A member of the Marshall County Board of Education says people have opinions, a lot of them, about a possibility they're considering that would allow for year round schools.
"Between being sick, snow days, if you calculate all of those or subtract those things into it, our kids are going less than six months of the entire year for learning," Board Member Lori Kestner said on Friday's MetroNews Talkline.
That's part of the reason why, she says, they've started researching year round schools and have looked at the three year round schools operating already today in Kanawha County.
A year round school calendar is set up with more breaks for students, but those breaks are shorter. Breaks are set up to deal with possible bad weather or other events that keep students out of school now.

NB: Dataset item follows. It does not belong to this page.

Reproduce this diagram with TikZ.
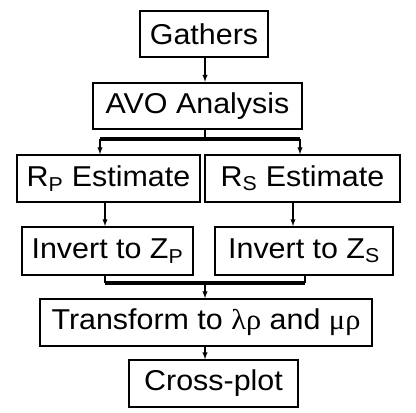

"They still have a summer vacation of five weeks instead of ten," Kestner said. "There's periods throughout the wintertime, when we normally have snow days and it's difficult, we have a lot of delays between Christmas and January."
Shorter breaks, she says, help students retain more.
"There's a lot of statistics out there as to how much of your education that you lose, or your learning that you lose, when you have those long breaks."
Kestner says it could take, at least, three years to create a year round school or schools in Marshall County. There appears to be community support for a year round schedule at a new middle school and high school in the Cameron area.
She says there is also support for year round schools from Governor Joe Manchin.
"In order for our kids to compete in a global market today, if we don't change something, we can only continue to have the same results as we have now," she says.